Saturday, December 25, 2010

Diet Cokes

D2.

Have you ever been to a restaurant? The kind where the waitress constantly hovers near your table, petitioning to refill your cup of diet coke? The kind where you are constantly reassured by Jill, your server, that your cup will never be empty?

Have you ever seen a well? The kind that they dig deep into the ground to access the clean water hidden from view? The kind whose depths look black and abysmal to your eyes? The kind you lower a bucket into?

My answer is yes to both questions; however, this isn't really about wells or tumblers of diet coke. This is about character.

So, in life, there are three kinds of topography.

There are the mountain tops - Those moments with God where you feel like He is right there. Like He's in the air and the trees and the sky.

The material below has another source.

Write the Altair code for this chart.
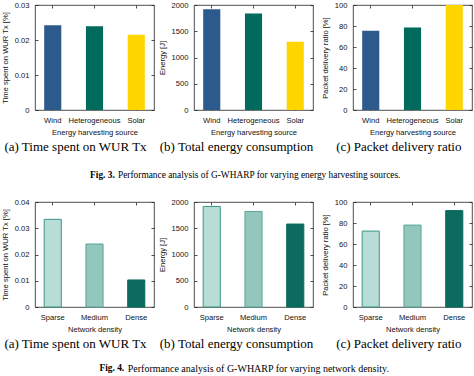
import altair as alt
import pandas as pd

# ---------------- data ----------------
sources = ["Wind", "Heterogeneous", "Solar"]
src_fill = ["#2d5a8c", "#006a5c", "#ffd500"]
wur_tx_src = [0.0242, 0.0239, 0.0215]
energy_src = [1920, 1840, 1300]
pdr_src = [75.5, 78.5, 100]

densities = ["Sparse", "Medium", "Dense"]
den_fill = ["#b8ddd6", "#93c6bc", "#0b6b5e"]
den_stroke = ["#3d9486", "#5aa497", "#0b6b5e"]
wur_tx_den = [0.0334, 0.0240, 0.0103]
energy_den = [1915, 1820, 1580]
pdr_den = [72.3, 78.0, 91.8]

y_titles = ["Time spent on WUR Tx [%]", "Energy [J]", "Packet delivery ratio [%]"]
captions = ["(a) Time spent on WUR Tx", "(b) Total energy consumption", "(c) Packet delivery ratio"]
ymax_src = [0.03, 2000, 100]
ymax_den = [0.04, 2000, 100]
y_steps = [0.01, 500, 20]
y_formats = [".2~f", "d", "d"]
fig3 = ["Fig. 3.", "Performance analysis of G-WHARP for varying energy harvesting sources."]
fig4 = ["Fig. 4.", "Performance analysis of G-WHARP for varying network density."]

W, H = 119, 105
TXT = "#111111"
NB = "\u00a0"
ZW = "\u200b"
SERIF = "Liberation Serif"


def panel(cats, vals, fills, strokes, xtitle, ytitle, ymax, step, fmt, sw, title):
    df = pd.DataFrame({"cat": cats, "val": vals})
    n = int(round(ymax / step))
    ticks = [round(i * step, 4) for i in range(n + 1)]
    xscale = alt.Scale(paddingInner=0.59, paddingOuter=0.22)
    yscale = alt.Scale(domain=[0, ymax], nice=False)
    bars = alt.Chart(df).mark_bar(strokeWidth=sw).encode(
        x=alt.X("cat:N", sort=cats, title=xtitle, scale=xscale,
                axis=alt.Axis(labelAngle=0, offset=-3, tickSize=3, labelPadding=6,
                              titlePadding=5, domain=False, grid=False)),
        y=alt.Y("val:Q", scale=yscale, title=ytitle,
                axis=alt.Axis(values=ticks, format=fmt, offset=-3, tickSize=3,
                              labelPadding=6, titlePadding=5, domain=False, grid=False)),
        fill=alt.Fill("cat:N", sort=cats, scale=alt.Scale(domain=cats, range=fills), legend=None),
        stroke=alt.Stroke("cat:N", sort=cats, scale=alt.Scale(domain=cats, range=strokes), legend=None),
    )
    mirror = alt.Chart(df).mark_bar(opacity=0).encode(
        x=alt.X("cat:N", sort=cats,
                axis=alt.Axis(orient="top", labels=False, title=None, offset=-3, tickSize=3,
                              domain=False, grid=False)),
        y=alt.Y("val:Q",
                axis=alt.Axis(orient="right", values=ticks, labels=False, title=None, offset=-3,
                              tickSize=3, domain=False, grid=False)),
    )
    return alt.layer(bars, mirror).resolve_axis(x="independent", y="independent").properties(
        width=W, height=H, title=title)


def cap_title(text, dx, anchor="middle", subtitle=None, sub_weight="normal", sub_pad=14,
              sub_size=9.4):
    kw = dict(text=text, orient="bottom", font=SERIF, fontSize=13, fontWeight="normal",
              color="#000000", offset=5, dx=dx, anchor=anchor)
    if subtitle is not None:
        kw.update(subtitle=subtitle, subtitleFont=SERIF, subtitleFontSize=sub_size,
                  subtitleFontWeight=sub_weight, subtitleColor="#000000",
                  subtitlePadding=sub_pad)
    return alt.TitleParams(**kw)


def row(cats, series, fills, strokes, xtitle, ymaxes, sw, fig, lead, trail, sub_pad, rest_size):
    titles = [
        cap_title(captions[0], -19, "middle", ZW + NB * lead + fig[0], "bold", sub_pad, 9.4),
        cap_title(captions[1], -17, "middle"),
        cap_title(captions[2], -11, "end", fig[1] + NB * trail + ZW, "normal", sub_pad, rest_size),
    ]
    panels = [
        panel(cats, series[i], fills, strokes, xtitle, y_titles[i], ymaxes[i], y_steps[i],
              y_formats[i], sw, titles[i])
        for i in range(3)
    ]
    return alt.hconcat(*panels, spacing=40, bounds="flush").resolve_scale(
        fill="independent", stroke="independent")


row1 = row(sources, [wur_tx_src, energy_src, pdr_src], src_fill, src_fill,
           "Energy harvesting source", ymax_src, 0, fig3, 23, 26, 17, 9.4)
row2 = row(densities, [wur_tx_den, energy_den, pdr_den], den_fill, den_stroke,
           "Network density", ymax_den, 1, fig4, 31, 29, 13, 10.0)

chart = alt.vconcat(row1, row2, spacing=17).resolve_scale(
    fill="independent", stroke="independent"
).properties(
    padding={"left": 0, "top": 0, "right": 0, "bottom": 0}, background="white"
).configure_axis(
    labelFont="Liberation Sans", labelFontSize=7.6, titleFont="Liberation Sans",
    titleFontSize=7.6, titleFontWeight="normal", labelColor=TXT, titleColor=TXT,
    tickColor="#222222", tickWidth=0.8,
).configure_view(stroke="#222222", strokeWidth=0.8)

chart.save("out.html", embed_options={"renderer": "svg", "actions": False})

There are the valleys - those moments with God where you feel His heart ache with you, those times where you can just feel His hot tears on your shoulder.

And then there is stable ground - the moments of life that just seem to pass with the click of a ticking clock and the flip of a calendar page.

In some places, if you dig deep enough, you will find a dangerous current of water. Underneath the seemingly boring, there is excitement waiting to be found.

I'm trying to dig a well.

Sometimes I look at my life and wonder why I'm not excited. It usually means that I'm not being challenged. And then, once I am challenged, I look at my life and wonder why things are so difficult.

Lately, I've been really challenged with things that I lack in character in comparison to Jesus. You see, I don't want to be a good citizen or a good Christian, I want people to receive Life from me. So that is my well. How do I become like Him? How do I dig deep enough to access the constant excitement that comes from living the Gospel? How do I dig deep enough to access Jesus' passion for healing the sick, feeding the poor, and showing people the Father?

I can't say that I know what I've gotten myself into. If we are speaking in terms of digging wells, there is no bottom in sight. All I know is that the best way to become like someone is to hang out with them as much as possible.

I'm not going to lie, sometimes hanging out with God feels like scratching the surface of concrete, but the promise of depth and excitement keeps me going. The more I surrender my life to Him and throw the rocks and debris behind me, the more I see.

The more I see that He really did come so I could have life, but not just so I could have any old life, but so that I could have life to the full. Exciting, challenging, adventurous Life.

The more I see that Holy Spirit really is like an overeager waitress, that He always has a refill for me, that I never have to run out of peace or joy or hope.

The more I see that there is a difference between dehydration and thirst.

The more I see that I never have to be dehydrated, I never have to feel like I'm dying or hazy or about to faint of boredom.

The more I see that I will always be thirsty, that I will never, ever get enough relationship with Him.

The more I see that my thirst for right relationship will be continually gratified.

The more I see that character really is about wells and refills of diet coke.